Alternate ROOTS memberships automatically expire after a year, and when that happens, their access to the tools available through membership also expires. These tools include discussion forums, access to special forms and applications for different grants, polls, and direct connections with other members and their profiles.
Websites can also be relatively simple. This is a simple (but very organized) website for Pattern Literacy, a permaculture institute and center. They have a lively blog, and tons of resources and information.
When I came to the Southern Center for human Rights, they expressed a need to work differently with one another. Staff (predominantly lawyers and investigators) were feeling like they were so busy doing their work, that they would loose track of other projects either in their units, or across the organization.
One strategy to connect a diverse and busy office is to develop a tool that is easily accessible, and where stakeholders can work together to develop ideas and projects.
The SCHR Intranet is a virtual space (much like Facebook or other social networking sites) in which members can discuss and present ideas, post events or schedules, exchange files, share agendas and meeting minutes, and collaborate on wiki-style project documents.
Because of the underlying content management framework, an Intranet can be customized to fit the exact needs of the organization, and have tools and functions that can easily be plugged in to suit any variety of needs in the future.

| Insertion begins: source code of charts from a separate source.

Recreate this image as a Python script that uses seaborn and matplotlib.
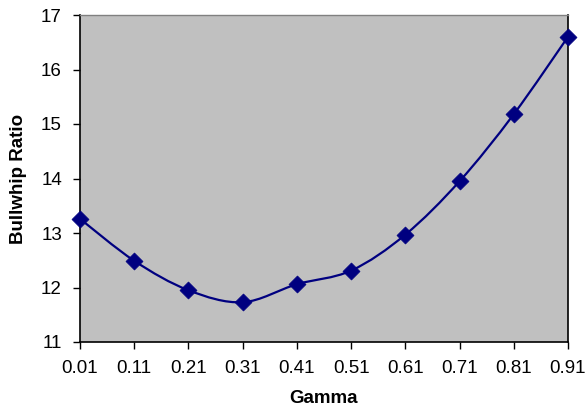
import numpy as np
import pandas as pd
import seaborn as sns
import matplotlib.pyplot as plt
from matplotlib.path import Path
from matplotlib.patches import PathPatch

# === datos ===
gamma = [0.01, 0.11, 0.21, 0.31, 0.41, 0.51, 0.61, 0.71, 0.81, 0.91]
bullwhip = [13.26, 12.49, 11.95, 11.73, 12.06, 12.31, 12.97, 13.95, 15.18, 16.60]
x_ticks = [0.01, 0.11, 0.21, 0.31, 0.41, 0.51, 0.61, 0.71, 0.81, 0.91]
y_ticks = [11, 12, 13, 14, 15, 16, 17]

df = pd.DataFrame({'Gamma': gamma, 'Bullwhip Ratio': bullwhip})

sns.set_style('white')
plt.rcParams['font.family'] = ['Liberation Sans', 'DejaVu Sans']
plt.rcParams['text.color'] = 'black'
plt.rcParams['axes.labelcolor'] = 'black'
plt.rcParams['xtick.color'] = 'black'
plt.rcParams['ytick.color'] = 'black'

navy = '#000080'

fig = plt.figure(figsize=(5.87, 4.07), dpi=100)
ax = fig.add_axes([80 / 587, 65 / 407, 488 / 587, 327 / 407])
ax.set_facecolor('#C0C0C0')

# linea suavizada (estilo Excel) como curva Bezier sobre los puntos
pts = df[['Gamma', 'Bullwhip Ratio']].to_numpy()
verts = [tuple(pts[0])]
codes = [Path.MOVETO]
n = len(pts)
for i in range(n - 1):
    p0 = pts[max(i - 1, 0)]
    p1 = pts[i]
    p2 = pts[i + 1]
    p3 = pts[min(i + 2, n - 1)]
    c1 = p1 + (p2 - p0) / 6
    c2 = p2 - (p3 - p1) / 6
    verts += [tuple(c1), tuple(c2), tuple(p2)]
    codes += [Path.CURVE4] * 3
ax.add_patch(PathPatch(Path(verts, codes), facecolor='none', edgecolor=navy,
                       linewidth=1.6, zorder=2, clip_on=False))

sns.scatterplot(data=df, x='Gamma', y='Bullwhip Ratio', marker='D', s=75,
                color=navy, edgecolor=navy, linewidth=0.5, zorder=3,
                clip_on=False, ax=ax)

ax.set_xlim(0.01, 0.91)
ax.set_ylim(11, 17)
ax.set_xticks(x_ticks)
ax.set_xticklabels([f'{v:.2f}' for v in x_ticks])
ax.set_yticks(y_ticks)
ax.tick_params(axis='both', direction='out', length=5, width=1, color='black',
               labelcolor='black', labelsize=13.5, bottom=True, left=True)
ax.tick_params(axis='x', pad=8)
ax.tick_params(axis='y', pad=8)

for side in ['left', 'bottom', 'right']:
    ax.spines[side].set_color('black')
    ax.spines[side].set_linewidth(1.2)
ax.spines['top'].set_color('#808080')
ax.spines['top'].set_linewidth(1)

ax.set_xlabel('Gamma', fontsize=13.5, fontweight='bold', labelpad=9, color='black')
ax.set_ylabel('Bullwhip Ratio', fontsize=13.5, fontweight='bold', labelpad=10, color='black')
ax.grid(False)

plt.savefig('out.png', dpi=100)
plt.close()
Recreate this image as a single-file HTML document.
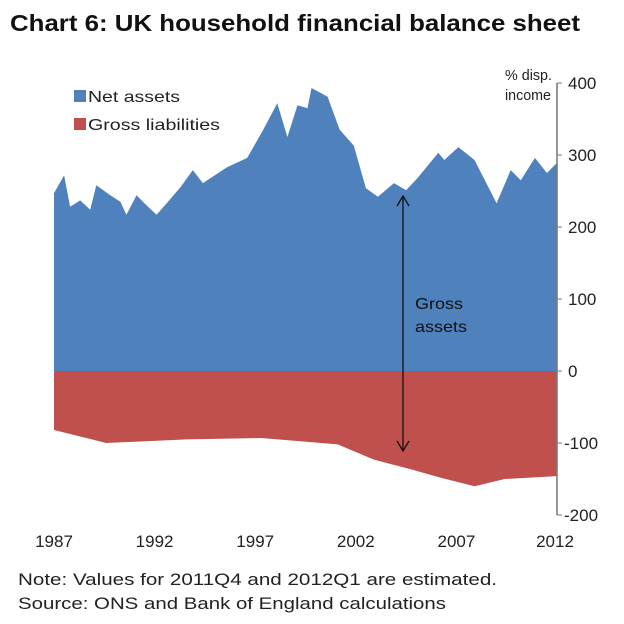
<!DOCTYPE html>
<html><head><meta charset="utf-8"><style>
body{margin:0;background:#fff;font-family:"Liberation Sans",Arial,sans-serif}
svg{display:block}
</style></head><body>
<svg width="624" height="624" viewBox="0 0 624 624">
<text x="10" y="31" font-size="23" font-weight="bold" fill="#111" textLength="570" lengthAdjust="spacingAndGlyphs">Chart 6: UK household financial balance sheet</text>
<g id="plot"></g>
<line x1="557" y1="83" x2="557" y2="515" stroke="#777" stroke-width="1.5"/>
<g id="yt"></g>
<g id="xt"></g>
<text x="505" y="80" font-size="15" fill="#222" textLength="47" lengthAdjust="spacingAndGlyphs">% disp.</text>
<text x="505" y="100" font-size="15" fill="#222" textLength="46" lengthAdjust="spacingAndGlyphs">income</text>
<rect x="74" y="90" width="12" height="12" fill="#4f81bd"/>
<text x="88" y="102" font-size="16" fill="#222" textLength="92" lengthAdjust="spacingAndGlyphs">Net assets</text>
<rect x="74" y="118" width="12" height="12" fill="#c0504d"/>
<text x="88" y="130" font-size="16" fill="#222" textLength="132" lengthAdjust="spacingAndGlyphs">Gross liabilities</text>
<g>
<line x1="403" y1="197" x2="403" y2="450" stroke="#111" stroke-width="1.3"/>
<polyline points="397,206 403,196 409,206" fill="none" stroke="#111" stroke-width="1.3"/>
<polyline points="397,441 403,451 409,441" fill="none" stroke="#111" stroke-width="1.3"/>
</g>
<text x="415" y="309" font-size="16" fill="#111" textLength="48" lengthAdjust="spacingAndGlyphs">Gross</text>
<text x="415" y="332" font-size="16" fill="#111" textLength="52" lengthAdjust="spacingAndGlyphs">assets</text>
<text x="18" y="585" font-size="17" fill="#222" textLength="479" lengthAdjust="spacingAndGlyphs">Note: Values for 2011Q4 and 2012Q1 are estimated.</text>
<text x="18" y="609" font-size="17" fill="#222" textLength="428" lengthAdjust="spacingAndGlyphs">Source: ONS and Bank of England calculations</text>
</svg>
<script>
const netYears=[1987.0,1987.5,1987.8,1988.3,1988.8,1989.1,1989.8,1990.3,1990.6,1991.1,1991.6,1992.1,1992.6,1993.3,1993.9,1994.4,1995.6,1996.6,1997.4,1998.1,1998.6,1999.1,1999.6,1999.8,2000.6,2001.2,2001.9,2002.5,2003.1,2003.9,2004.5,2005.1,2006.1,2006.4,2007.1,2007.9,2009.0,2009.7,2010.2,2010.9,2011.5,2012.0];
const netValues=[247,272,228,237,224,258,244,235,217,244,230,217,233,256,279,261,283,296,335,372,325,369,365,393,381,335,313,254,242,261,251,269,303,293,311,293,233,279,265,296,275,289];
const liabYears=[1987.0,1989.6,1993.6,1997.3,2001.1,2002.9,2004.8,2006.2,2007.9,2009.4,2012.0];
const liabValues=[-82,-100,-95,-93,-102,-123,-137,-148,-160,-150,-146];
const yTicks=[400,300,200,100,0,-100,-200];
const xTicks=[1987,1992,1997,2002,2007,2012];
const NS="http://www.w3.org/2000/svg";
const X=y=>54+(y-1987)*20.12;
const Y=v=>371-v*0.72;
function area(ys,vs,color,name){
  let d="M"+X(ys[0])+","+Y(0);
  ys.forEach((y,i)=>{d+=" L"+X(y).toFixed(1)+","+Y(vs[i]).toFixed(1);});
  d+=" L"+X(ys[ys.length-1])+","+Y(0)+"Z";
  const p=document.createElementNS(NS,"path");
  p.setAttribute("d",d);p.setAttribute("fill",color);
  
  
  document.getElementById("plot").appendChild(p);
}
area(netYears,netValues,"#4f81bd","net-assets-area");
area(liabYears,liabValues,"#c0504d","gross-liabilities-area");
const yt=document.getElementById("yt");
yTicks.forEach(v=>{
  const l=document.createElementNS(NS,"line");
  l.setAttribute("x1",557);l.setAttribute("x2",562);l.setAttribute("y1",Y(v));l.setAttribute("y2",Y(v));l.setAttribute("stroke","#777");
  
  
  yt.appendChild(l);
  const t=document.createElementNS(NS,"text");
  t.setAttribute("x",v<0?564:568);t.setAttribute("y",Y(v)+6);t.setAttribute("font-size","17");t.setAttribute("fill","#222");
  t.textContent=v;
  
  
  yt.appendChild(t);
});
const xt=document.getElementById("xt");
xTicks.forEach(y=>{
  const t=document.createElementNS(NS,"text");
  t.setAttribute("x",X(y)+(y===2012?-2:0));t.setAttribute("y",547);t.setAttribute("font-size","17");t.setAttribute("fill","#222");t.setAttribute("text-anchor","middle");
  t.textContent=y;
  
  
  xt.appendChild(t);
});
</script>
</body></html>
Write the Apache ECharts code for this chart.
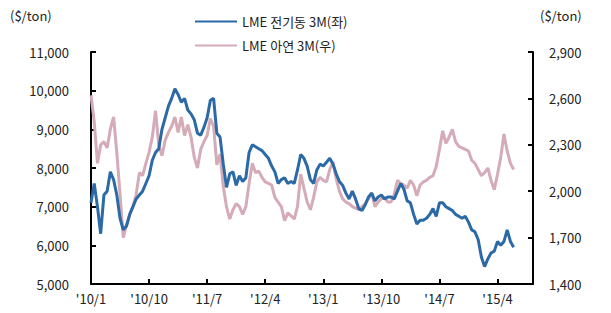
<!DOCTYPE html>
<html><head><meta charset="utf-8">
<script src="https://cdn.jsdelivr.net/npm/echarts@6/dist/echarts.min.js"></script>
<style>html,body{margin:0;padding:0;background:#fff}#c{width:611px;height:313px}</style>
</head><body><div id="c"></div>
<script>
// Semi-monthly observations from 2010/1 (two per month)
var tickLabels = ["'10/1", "'10/10", "'11/7", "'12/4", "'13/1", "'13/10", "'14/7", "'15/4"];
var copper = [7100,7600,7000,6300,7300,7400,7900,7700,7300,6700,6400,6500,6800,7000,7200,7300,7400,7600,7800,8200,
  8400,8500,9000,9300,9600,9800,10050,9900,9700,9800,9500,9400,9250,8900,8850,9050,9300,9750,9800,8900,
  8800,8100,7500,7850,7900,7550,7800,7650,7750,8400,8600,8550,8500,8450,8350,8250,8050,7900,7600,7700,
  7750,7600,7650,7600,7950,8350,8250,8050,7700,7600,7950,8100,8050,8150,8250,8100,7850,7650,7550,7350,
  7200,7400,7200,6950,6900,7050,7250,7350,7150,7250,7300,7200,7250,7250,7200,7400,7600,7450,7150,7100,
  6800,6550,6650,6650,6700,6800,6950,6750,7100,7100,7000,6950,6900,6800,6750,6700,6750,6600,6400,6350,
  6150,5700,5450,5650,5800,5850,6100,6000,6100,6400,6100,5950];
var zinc = [2620,2450,2180,2300,2320,2280,2400,2480,2250,1980,1700,1780,1850,1900,1980,2120,2100,2180,2250,2350,
  2520,2300,2230,2330,2380,2420,2480,2380,2480,2360,2430,2350,2220,2150,2270,2320,2360,2470,2420,2170,
  2240,2030,1900,1820,1880,1920,1900,1850,1900,2050,2180,2120,2130,2090,2060,2050,2040,1960,1930,1900,
  1810,1860,1840,1820,1900,2110,2020,1930,1880,1960,2060,2090,2070,2060,2140,2190,2080,2000,1950,1930,
  1920,1900,1890,1880,1900,1920,1950,1990,1900,1930,1950,1960,1930,1930,1980,2070,2050,2040,2020,2070,
  2040,1970,2040,2060,2070,2090,2100,2160,2270,2390,2310,2350,2400,2320,2290,2280,2270,2260,2200,2180,
  2140,2100,2120,2150,2070,2010,2110,2220,2370,2260,2180,2140];
var seriesNames = ["LME 전기동 3M(좌)", "LME 아연 3M(우)"];
var unitLabel = "($/ton)";

var categories = [];
for (var y = 2010; y <= 2015; y++) {
  for (var m = 1; m <= 12; m++) {
    categories.push(y + "/" + m + "a");
    categories.push(y + "/" + m + "b");
    if (categories.length >= 137) break;
  }
  if (categories.length >= 137) break;
}

var FONT = "'Noto Sans CJK KR', 'Noto Sans', sans-serif";
var chart = echarts.init(document.getElementById('c'), null, {renderer: 'svg'});
function fmt(v){ return String(v).replace(/\B(?=(\d{3})+(?!\d))/g, ','); }
function axisLineStyle(){ return {show: true, onZero: false, lineStyle: {color: '#000000', width: 2, type: 'solid'}}; }
function tickStyle(){ return {show: true, inside: true, length: 5, lineStyle: {color: '#000000', width: 2, type: 'solid'}}; }
chart.setOption({
  animation: false,
  textStyle: {fontFamily: FONT},
  grid: {left: 91, right: 78, top: 52, bottom: 29, containLabel: false},
  legend: {
    orient: 'vertical', left: 190, top: 10, itemWidth: 42, itemHeight: 2, itemGap: 11,
    icon: 'rect',
    textStyle: {fontSize: 13, color: '#222', fontFamily: FONT},
    data: seriesNames
  },
  graphic: [
    {type: 'text', left: 10, top: 9, style: {text: unitLabel, fontSize: 13, fill: '#222', fontFamily: FONT}},
    {type: 'text', left: 540, top: 9, style: {text: unitLabel, fontSize: 13, fill: '#222', fontFamily: FONT}}
  ],
  xAxis: {
    type: 'category', data: categories, boundaryGap: false,
    axisLine: axisLineStyle(),
    axisTick: Object.assign(tickStyle(), {interval: function(i){ return i % 18 === 0; }}),
    axisLabel: {interval: function(i){ return i % 18 === 0; }, fontSize: 13, color: '#222', margin: 8,
      formatter: function(v, i){ return tickLabels[i / 18] || ''; }},
    splitLine: {show: false}
  },
  yAxis: [
    {type: 'value', min: 5000, max: 11000, interval: 1000, position: 'left',
     axisLine: axisLineStyle(), axisTick: tickStyle(),
     axisLabel: {fontSize: 13, color: '#222', margin: 22, formatter: fmt},
     splitLine: {show: false}},
    {type: 'value', min: 1400, max: 2900, interval: 300, position: 'right',
     axisLine: axisLineStyle(), axisTick: tickStyle(),
     axisLabel: {fontSize: 13, color: '#222', margin: 16, formatter: fmt},
     splitLine: {show: false}}
  ],
  series: [
    {name: seriesNames[1], type: 'line', yAxisIndex: 1, data: zinc, symbol: 'none',
     lineStyle: {color: '#d4abb7', width: 3}, itemStyle: {color: '#d4abb7'}, z: 2},
    {name: seriesNames[0], type: 'line', yAxisIndex: 0, data: copper, symbol: 'none',
     lineStyle: {color: '#2b6aa6', width: 3}, itemStyle: {color: '#2b6aa6'}, z: 3}
  ]
});
</script></body></html>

The United States Social Forum was the first event of the World Social Forum family to occur in the United States. There were 10,000 people in attendance, and over 800 workshops (not including plenary speakers) that occurred over 5 days in Atlanta, GA. I was involved on the Information and Communications Committee as one of the project managers on the team. I helped configure the website, managed and helped design the registration systems, and generally participated on the Tech Team for technical issues resolution.